此时此刻,对面的这个喝血的妖怪像是一个正面角色,而自己更像是一个反派。
罗弋听到他移开脚步,声音越行越远。
在离开有十几步的距离时,他突然说:“我不除你,是因为除你对我没用,你本身就是多余的存在,却有人硬生生让你活在世上。”
罗弋听着他说的话,这么多年,越是知道没办法改变,他就越发的不甘心。想起那个他不愿想起的人,心中就生出一段憎怨。
回到家,足足喝了3袋冷冻血才渐渐恢复意识。
想到大师的话,心头仍旧一阵酸楚。
晚上,罗弋做了个梦。
他梦见自己少年时的庭院,春意盎然,年幼的罗弋在庭院中乱跑,园中植物争相开放,少年罗弋调皮的追蝴蝶,悄悄的跑进母亲的房间。母亲一直在榻上养病,他爬到她脸旁,轻轻喊:“母亲!”
但是无论他怎么喊,母亲始终紧闭着眼睛,直到嗓子火辣辣的疼醒。黑夜中,他望着天花板发呆。
接下来的几天,罗弋请了假在家休息。建国打电话告诉他,大师匆匆回台湾了。
听说老板郑重请他把公司的风水布局做下更改,大师婉拒了,说目前格局是最平稳的。
罗弋在家躺了好几天,觉得这次算是有惊无险。
天桥上,
韦觉大师眺望着即将离开的这个城市,若有所思。旁边的小弟子恭敬的给他递了瓶矿泉水。
大师指指前方,问弟子:“你能看出什么吗?”
小弟子盯着那个方向望:“那边除了高楼耸立别的没有什么。”
大师慈爱的笑了。小弟子终于忍不住“师父,那妖孽如此狡猾,我们这次是不是白跑一趟....”
“不,有收获。

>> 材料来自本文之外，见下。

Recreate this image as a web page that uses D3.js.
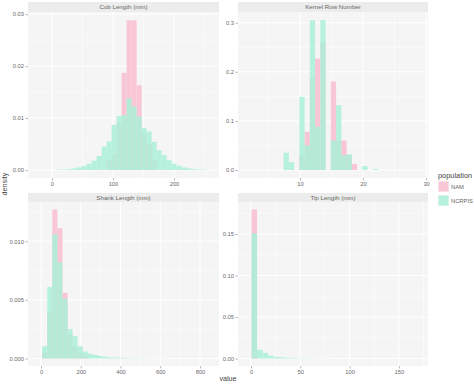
<!DOCTYPE html>
<html>
<head>
<meta charset="utf-8">
<script src="https://d3js.org/d3.v7.min.js"></script>
<style>
  body { margin: 0; background: #fff; }
  svg text { font-family: 'Liberation Sans', Arial, sans-serif; }
</style>
</head>
<body>
<div id="chart"></div>
<script>
// histogram densities (bins of equal width)
var populations = ["NAM", "NCRPIS"];

var cobBinStart = 7.6, cobBinWidth = 8.2;
var cobNAM = [0,0,0,0,0,0,0,0,0,0, 0.002,0.003,0.009,0.0187,0.0288,0.0288,0.0163,0.007,0.005,0.002];
var cobNCRPIS = [0.0001,0.0001,0.0002,0.0003,0.0005,0.0008,0.0012,0.0018,0.0027,0.0045,
  0.0055,0.0087,0.0104,0.0106,0.0138,0.0122,0.0103,0.0081,0.0074,0.0054,
  0.0038,0.0029,0.0019,0.0012,0.0008,0.0005,0.0003,0.0002,0.0001,0.0001];

var kernelBinStart = 7.39, kernelBinWidth = 0.833;
var kernelNAM = [0,0,0,0.03,0.078,0.187,0.227,0.259,0,0.18,0.06,0.06,0.03,0.012,0,0,0,0];
var kernelNCRPIS = [0.035,0.016,0,0.149,0.05,0.305,0.088,0.305,0,0.06,0.132,0.03,0.032,0,0,0.008,0,0.002];

var shankBinStart = 6, shankBinWidth = 25.5;
var shankNAM = [0.0005,0.004,0.0127,0.0111,0.0056,0.002,0.001,0.0005,0.0002];
var shankNCRPIS = [0.00104,0.0061,0.0106,0.0082,0.0051,0.0025,0.0019,0.00104,0.0006,0.0004,
  0.0003,0.0002,0.00015,0.0001,0.00008,0.00006,0.00005,0.00004,0.00003,0.00002,
  0.00002,0.00001,0.00001,0.00001,0.00001];

var tipBinStart = 0.5, tipBinWidth = 5.6;
var tipNAM = [0.1795];
var tipNCRPIS = [0.1507,0.0105,0.0068,0.0036,0.002,0.0015,0.001,0.0007,0.0005,0.0004,
  0.0003,0.0002,0.0002,0.0001,0.0001];

// axis limits and ticks
var cobXLim = [-39.3, 273.8], cobYLim = [-0.00154, 0.0304];
var cobXTicks = [0, 100, 200], cobYTicks = [0, 0.01, 0.02, 0.03];
var kernelXLim = [0.16, 30.3], kernelYLim = [-0.0163, 0.3218];
var kernelXTicks = [10, 20, 30], kernelYTicks = [0, 0.1, 0.2, 0.3];
var shankXLim = [-65.4, 895.6], shankYLim = [-0.00064, 0.01334];
var shankXTicks = [0, 200, 400, 600, 800], shankYTicks = [0, 0.005, 0.010];
var tipXLim = [-13.2, 179.5], tipYLim = [-0.009, 0.1885];
var tipXTicks = [0, 50, 100, 150], tipYTicks = [0, 0.05, 0.10, 0.15];

var W = 474, H = 384;
var fills = { NAM: "#f9c6d5", NCRPIS: "#a9f0d7" };
var opac = { NAM: 1, NCRPIS: 0.85 };

var svg = d3.select("#chart").append("svg")
    .attr("width", W).attr("height", H);

svg.append("rect").attr("width", W).attr("height", H).attr("fill", "#fff");

var panels = [
  { title: "Cob Length (mm)", start: cobBinStart, bw: cobBinWidth, nam: cobNAM, ncr: cobNCRPIS,
    xlim: cobXLim, ylim: cobYLim, xt: cobXTicks, yt: cobYTicks, yfmt: d3.format(".2f"),
    left: 28, right: 219, stripTop: 2, top: 12, bottom: 178 },
  { title: "Kernel Row Number", start: kernelBinStart, bw: kernelBinWidth, nam: kernelNAM, ncr: kernelNCRPIS,
    xlim: kernelXLim, ylim: kernelYLim, xt: kernelXTicks, yt: kernelYTicks, yfmt: d3.format(".1f"),
    left: 238, right: 428, stripTop: 2, top: 12, bottom: 178 },
  { title: "Shank Length (mm)", start: shankBinStart, bw: shankBinWidth, nam: shankNAM, ncr: shankNCRPIS,
    xlim: shankXLim, ylim: shankYLim, xt: shankXTicks, yt: shankYTicks, yfmt: d3.format(".3f"),
    left: 28, right: 219, stripTop: 193, top: 202, bottom: 366 },
  { title: "Tip Length (mm)", start: tipBinStart, bw: tipBinWidth, nam: tipNAM, ncr: tipNCRPIS,
    xlim: tipXLim, ylim: tipYLim, xt: tipXTicks, yt: tipYTicks, yfmt: d3.format(".2f"),
    left: 238, right: 428, stripTop: 193, top: 202, bottom: 366 }
];

panels.forEach(function(p) {
  var x = d3.scaleLinear().domain(p.xlim).range([p.left, p.right]);
  var y = d3.scaleLinear().domain(p.ylim).range([p.bottom, p.top]);
  var g = svg.append("g");

  // strip
  g.append("rect").attr("x", p.left).attr("y", p.stripTop)
    .attr("width", p.right - p.left).attr("height", p.top - p.stripTop)
    .attr("fill", "#ececec");
  g.append("text").attr("x", (p.left + p.right) / 2).attr("y", (p.stripTop + p.top) / 2 + 2.2)
    .attr("text-anchor", "middle").attr("font-size", 6.2).attr("fill", "#666")
    .text(p.title);

  // panel background + grid
  g.append("rect").attr("x", p.left).attr("y", p.top)
    .attr("width", p.right - p.left).attr("height", p.bottom - p.top)
    .attr("fill", "#f5f5f5");

  var xstep = p.xt[1] - p.xt[0], ystep = p.yt[1] - p.yt[0];
  var xminor = d3.range(p.xt[0] - xstep * 1.5, p.xlim[1], xstep)
    .filter(function(v) { return v > p.xlim[0] && v < p.xlim[1]; });
  var yminor = d3.range(p.yt[0] - ystep * 1.5, p.ylim[1], ystep)
    .filter(function(v) { return v > p.ylim[0] && v < p.ylim[1]; });

  g.selectAll(".xmin").data(xminor).enter().append("line")
    .attr("x1", x).attr("x2", x).attr("y1", p.top).attr("y2", p.bottom)
    .attr("stroke", "#fff").attr("stroke-width", 0.5);
  g.selectAll(".ymin").data(yminor).enter().append("line")
    .attr("y1", y).attr("y2", y).attr("x1", p.left).attr("x2", p.right)
    .attr("stroke", "#fff").attr("stroke-width", 0.5);
  g.selectAll(".xmaj").data(p.xt).enter().append("line")
    .attr("x1", x).attr("x2", x).attr("y1", p.top).attr("y2", p.bottom)
    .attr("stroke", "#fff").attr("stroke-width", 1);
  g.selectAll(".ymaj").data(p.yt).enter().append("line")
    .attr("y1", y).attr("y2", y).attr("x1", p.left).attr("x2", p.right)
    .attr("stroke", "#fff").attr("stroke-width", 1);

  // bars: NAM first, NCRPIS over it
  [["NAM", p.nam], ["NCRPIS", p.ncr]].forEach(function(s) {
    g.append("g").selectAll("rect")
      .data(s[1].map(function(d, i) { return { i: i, d: d }; }).filter(function(o) { return o.d > 0; }))
      .enter().append("rect")
      .attr("x", function(o) { return x(p.start + o.i * p.bw); })
      .attr("width", function(o) { return x(p.start + (o.i + 1) * p.bw) - x(p.start + o.i * p.bw); })
      .attr("y", function(o) { return y(o.d); })
      .attr("height", function(o) { return y(0) - y(o.d); })
      .attr("fill", fills[s[0]]).attr("fill-opacity", opac[s[0]]);
  });

  // axes
  var xa = g.append("g").attr("transform", "translate(0," + p.bottom + ")")
    .call(d3.axisBottom(x).tickValues(p.xt).tickSize(2.5).tickPadding(1.5).tickFormat(d3.format("d")));
  var ya = g.append("g").attr("transform", "translate(" + p.left + ",0)")
    .call(d3.axisLeft(y).tickValues(p.yt).tickSize(2.5).tickPadding(1.5).tickFormat(p.yfmt));
  [xa, ya].forEach(function(a) {
    a.select(".domain").remove();
    a.selectAll("line").attr("stroke", "#777").attr("stroke-width", 0.5);
    a.selectAll("text").attr("font-size", 5.8).attr("fill", "#6a6a6a");
  });
});

// axis titles
svg.append("text").attr("x", 228).attr("y", 381).attr("text-anchor", "middle")
  .attr("font-size", 7.2).attr("fill", "#444").text("value");
svg.append("text").attr("transform", "translate(7,184) rotate(-90)").attr("text-anchor", "middle")
  .attr("font-size", 7.2).attr("fill", "#444").text("density");

// legend
var leg = svg.append("g").attr("transform", "translate(438,0)");
leg.append("text").attr("x", 0).attr("y", 178).attr("font-size", 7.4).attr("fill", "#444").text("population");
populations.forEach(function(k, i) {
  leg.append("rect").attr("x", 0).attr("y", 181 + i * 14).attr("width", 11).attr("height", 11)
    .attr("fill", "#f5f5f5");
  leg.append("rect").attr("x", 0.5).attr("y", 181.5 + i * 14).attr("width", 10).attr("height", 10)
    .attr("fill", fills[k]).attr("fill-opacity", opac[k]);
  leg.append("text").attr("x", 13).attr("y", 188.5 + i * 14).attr("font-size", 5.8).attr("fill", "#666").text(k);
});
</script>
</body>
</html>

”
“有什么收获?犯案的吸血鬼在我们到之前就离开了,楚信也逃匿了。”小弟子语气透着不甘心。
大师语气凝重:“在这个公司里,有一位得道高人隐藏极深,法力在我之上!他本可以阻止一切,却眼睁睁的看着所有的事情发生。”
小弟子觉得十分惊异,问师父:“...是谁?”
大师似笑非笑的看着远方,没有直接回答,只淡淡说:“他们的恩怨,咱们不搀和。”